How are capital gains taxed for Canadian businesses?
Capital gains in Canada are taxed differently depending on your business structure:
For Corporations:
- 50% of capital gains are taxable
- Added to net income and taxed at corporate rates
- Eligible for the capital dividend account (CDA) which allows tax-free distribution to shareholders
For Sole Proprietors/Partners:
- 50% of capital gains are taxable at your personal rate
- Reported on Schedule 3 of your personal tax return
- Lifetime capital gains exemption (LCGE) may apply for qualified small business shares
Example: If your corporation sells an asset for a $100,000 gain, only $50,000 is added to taxable income. The remaining $50,000 can potentially be distributed tax-free through the CDA.
What are the most common CRA audit triggers for small businesses?
The CRA uses risk assessment algorithms to select files for audit. Common red flags include:
- Home Office Deductions: Claiming 100% of home expenses or unusually high percentages
- Vehicle Expenses: Claiming 100% business use for personal vehicles
- Meals & Entertainment: Excessive claims without proper documentation
- Consistent Losses: Reporting business losses year after year (may be flagged as a hobby)
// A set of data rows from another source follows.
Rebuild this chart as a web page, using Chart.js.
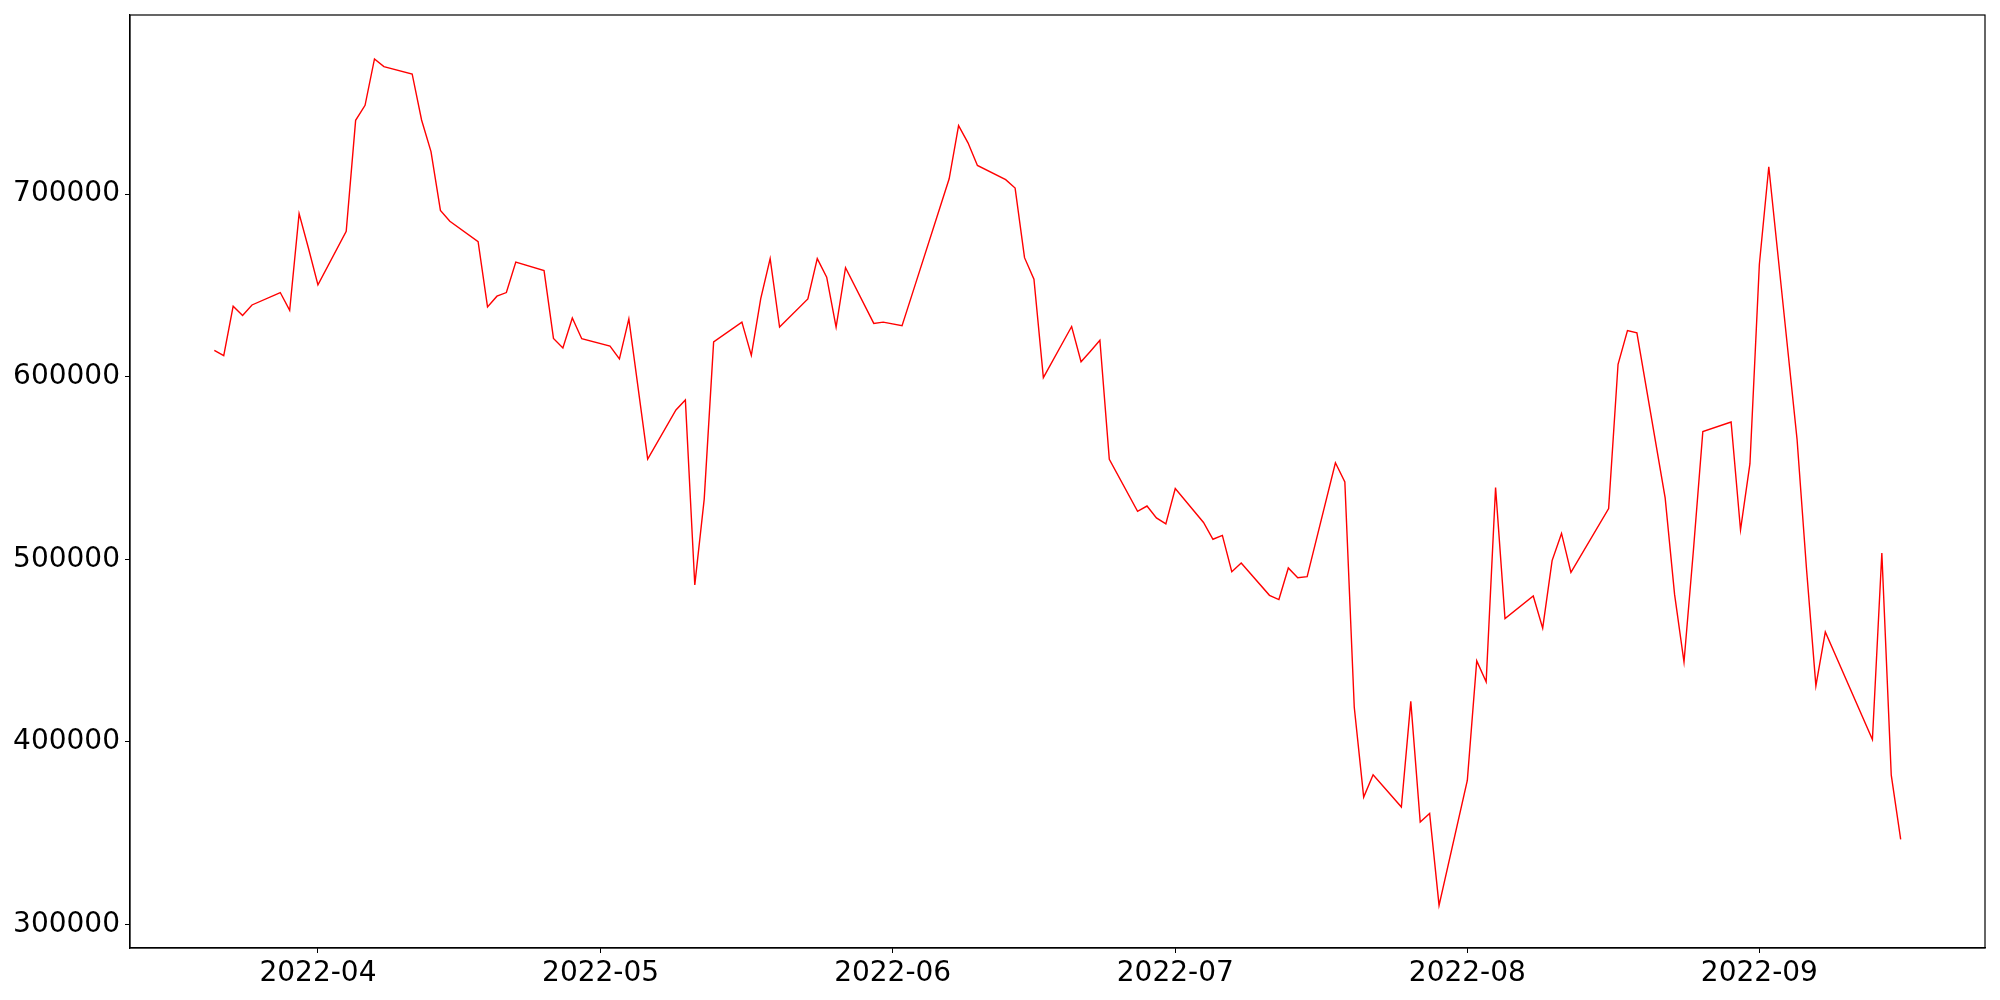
<!DOCTYPE html>
<html>
<head>
<meta charset="utf-8">
<script src="https://cdn.jsdelivr.net/npm/chart.js@4.4.0/dist/chart.umd.min.js"></script>
<style>
  html, body { margin: 0; padding: 0; background: #fff; }
  #wrap { width: 2000px; height: 1000px; }
</style>
</head>
<body>
<div id="wrap"><canvas id="chart" width="2000" height="1000"></canvas></div>
<script>
// trading days (weekdays, a few holidays missing)
const dates = [
  '2022-03-21','2022-03-22','2022-03-23','2022-03-24','2022-03-25',
  '2022-03-28','2022-03-29','2022-03-30','2022-03-31','2022-04-01',
  '2022-04-04','2022-04-05','2022-04-06','2022-04-07','2022-04-08',
  '2022-04-11','2022-04-12','2022-04-13','2022-04-14','2022-04-15',
  '2022-04-18','2022-04-19','2022-04-20','2022-04-21','2022-04-22',
  '2022-04-25','2022-04-26','2022-04-27','2022-04-28','2022-04-29',
  '2022-05-02','2022-05-03','2022-05-04','2022-05-06',
  '2022-05-09','2022-05-10','2022-05-11','2022-05-12','2022-05-13',
  '2022-05-16','2022-05-17','2022-05-18','2022-05-19','2022-05-20',
  '2022-05-23','2022-05-24','2022-05-25','2022-05-26','2022-05-27',
  '2022-05-30','2022-05-31','2022-06-02','2022-06-03',
  '2022-06-07','2022-06-08','2022-06-09','2022-06-10',
  '2022-06-13','2022-06-14','2022-06-15','2022-06-16','2022-06-17',
  '2022-06-20','2022-06-21','2022-06-22','2022-06-23','2022-06-24',
  '2022-06-27','2022-06-28','2022-06-29','2022-06-30','2022-07-01',
  '2022-07-04','2022-07-05','2022-07-06','2022-07-07','2022-07-08',
  '2022-07-11','2022-07-12','2022-07-13','2022-07-14','2022-07-15',
  '2022-07-18','2022-07-19','2022-07-20','2022-07-21','2022-07-22',
  '2022-07-25','2022-07-26','2022-07-27','2022-07-28','2022-07-29',
  '2022-08-01','2022-08-02','2022-08-03','2022-08-04','2022-08-05',
  '2022-08-08','2022-08-09','2022-08-10','2022-08-11','2022-08-12',
  '2022-08-16','2022-08-17','2022-08-18','2022-08-19',
  '2022-08-22','2022-08-23','2022-08-24','2022-08-25','2022-08-26',
  '2022-08-29','2022-08-30','2022-08-31','2022-09-01','2022-09-02',
  '2022-09-05','2022-09-06','2022-09-07','2022-09-08',
  '2022-09-13','2022-09-14','2022-09-15','2022-09-16'
];

const values = [
  614400, 611500, 638600, 633500, 639300,
  646100, 636400, 689300, 670200, 650300,
  679600, 740400, 748600, 774000, 769800,
  765800, 740600, 723300, 691100, 685100,
  674000, 638200, 644100, 646100, 662800,
  658100, 621000, 615800, 632200, 620800,
  616800, 609800, 631700, 554900,
  581800, 587300, 486000, 533000, 619100,
  629900, 611700, 642800, 664700, 627200,
  642600, 664700, 654500, 627200, 659700,
  629200, 629900, 627900, 644000,
  708400, 737500, 728100, 715700,
  707900, 703300, 665200, 653400, 599500,
  627500, 608200, 614000, 620000, 554800,
  526300, 529200, 522700, 519400, 538800,
  520200, 511000, 513100, 493200, 498000,
  480300, 478000, 495300, 489900, 490500,
  552900, 542400, 419000, 369800, 382000,
  364400, 422200, 356200, 360900, 310500,
  378900, 444400, 432900, 539300, 467600,
  479900, 462300, 499300, 514200, 492900,
  527800, 606800, 625300, 624000,
  533700, 480800, 443800, 505000, 570000,
  575200, 516100, 552400, 661600, 715000,
  565800, 495000, 430700, 460300,
  401400, 503500, 381800, 346700
];

const monthTicks = ['2022-04','2022-05','2022-06','2022-07','2022-08','2022-09'];
const yTicks = [300000, 400000, 500000, 600000, 700000];

const DAY = 86400000;
function toMs(s) {
  const p = s.split('-').map(Number);
  return Date.UTC(p[0], p[1] - 1, p[2] || 1);
}

const points = dates.map((d, i) => ({ x: toMs(d), y: values[i] }));
const xMin = toMs(dates[0]) - 8.95 * DAY;
const xMax = toMs(dates[dates.length - 1]) + 8.95 * DAY;

// frame around the plot area, like a matplotlib axes box
const boxPlugin = {
  id: 'box',
  afterDraw(chart) {
    const a = chart.chartArea;
    const ctx = chart.ctx;
    ctx.save();
    ctx.strokeStyle = '#000';
    ctx.lineWidth = 1.2;
    ctx.strokeRect(a.left, a.top, a.right - a.left, a.bottom - a.top);
    ctx.restore();
  }
};

const font = { family: 'DejaVu Sans', size: 28 };

new Chart(document.getElementById('chart').getContext('2d'), {
  type: 'line',
  data: {
    datasets: [{
      data: points,
      borderColor: '#ff0000',
      borderWidth: 1.4,
      pointRadius: 0,
      tension: 0,
      fill: false
    }]
  },
  options: {
    responsive: false,
    animation: false,
    devicePixelRatio: 1,
    layout: { padding: { top: 15, right: 15, left: 0, bottom: 0 } },
    plugins: { legend: { display: false }, tooltip: { enabled: false } },
    scales: {
      x: {
        type: 'linear',
        min: xMin,
        max: xMax,
        afterBuildTicks: (scale) => {
          scale.ticks = monthTicks.map(m => ({ value: toMs(m) }));
        },
        afterFit: (scale) => {
          scale.height = 52;
          scale.paddingLeft = 0;
          scale.paddingRight = 0;
        },
        ticks: {
          color: '#000',
          font: font,
          padding: 4,
          maxRotation: 0,
          autoSkip: false,
          callback: (v) => {
            const d = new Date(v);
            return d.getUTCFullYear() + '-' + String(d.getUTCMonth() + 1).padStart(2, '0');
          }
        },
        grid: { drawOnChartArea: false, drawTicks: true, tickLength: 5, color: '#000' },
        border: { display: true, color: '#000', width: 1.2 }
      },
      y: {
        min: 287180,
        max: 798080,
        afterBuildTicks: (scale) => {
          scale.ticks = yTicks.map(v => ({ value: v }));
        },
        afterFit: (scale) => {
          scale.width = 130;
          scale.paddingTop = 0;
          scale.paddingBottom = 0;
        },
        ticks: {
          color: '#000',
          font: font,
          padding: 5,
          callback: (v) => String(v)
        },
        grid: { drawOnChartArea: false, drawTicks: true, tickLength: 5, color: '#000' },
        border: { display: true, color: '#000', width: 1.2 }
      }
    }
  },
  plugins: [boxPlugin]
});
</script>
</body>
</html>
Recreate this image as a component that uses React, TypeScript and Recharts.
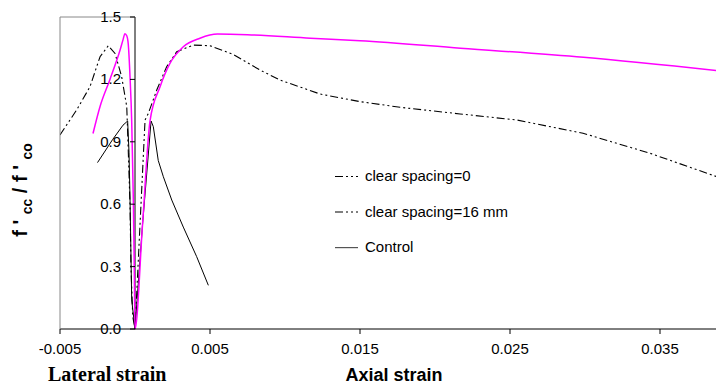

- Round Numbers: Expenses reported in round dollars without receipts
- Cash Businesses: Industries known for underreporting (restaurants, retail, construction)
- Related Party Transactions: Unusual transactions with family members or related companies
- Late Filings: Consistently filing late or requesting extensions
To avoid audits, maintain meticulous records, report all income, and ensure your deductions are reasonable and well-documented.
How does GST/HST factor into my business taxes?
GST/HST is a separate system from income taxes, but it interacts with your business finances:
- Collection: Most businesses must collect GST/HST on taxable supplies (services/products)
- Remittance: You remit the net GST/HST (collected minus paid) to the CRA
- Input Tax Credits (ITCs): Claim credits for GST/HST paid on business expenses
- Filing Frequency: Annual, quarterly, or monthly depending on your revenue
- Thresholds: Must register if revenue exceeds $30,000 in any 12-month period
While GST/HST doesn’t directly affect your income tax calculation, it impacts your cash flow. The calculator focuses on income taxes, but you should also account for GST/HST obligations in your financial planning.
What are the deadlines for filing business taxes in Canada?
Tax deadlines vary by business type:
Sole Proprietors & Partners:
- Filing Deadline: June 15 (but taxes owed are due April 30)
- Form: T1 Personal Tax Return with T2125 Statement of Business Activities
Corporations:
- Filing Deadline: 6 months after fiscal year-end
- Tax Payment Deadline: 2-3 months after fiscal year-end (depending on CCPC status)
- Form: T2 Corporate Tax Return
GST/HST:
- Annual Filers: 3 months after fiscal year-end
- Quarterly Filers: 1 month after quarter-end
- Monthly Filers: 1 month after month-end
Note: Even if you can’t pay the full amount owed, always file on time to avoid late-filing penalties (5% + 1% per month).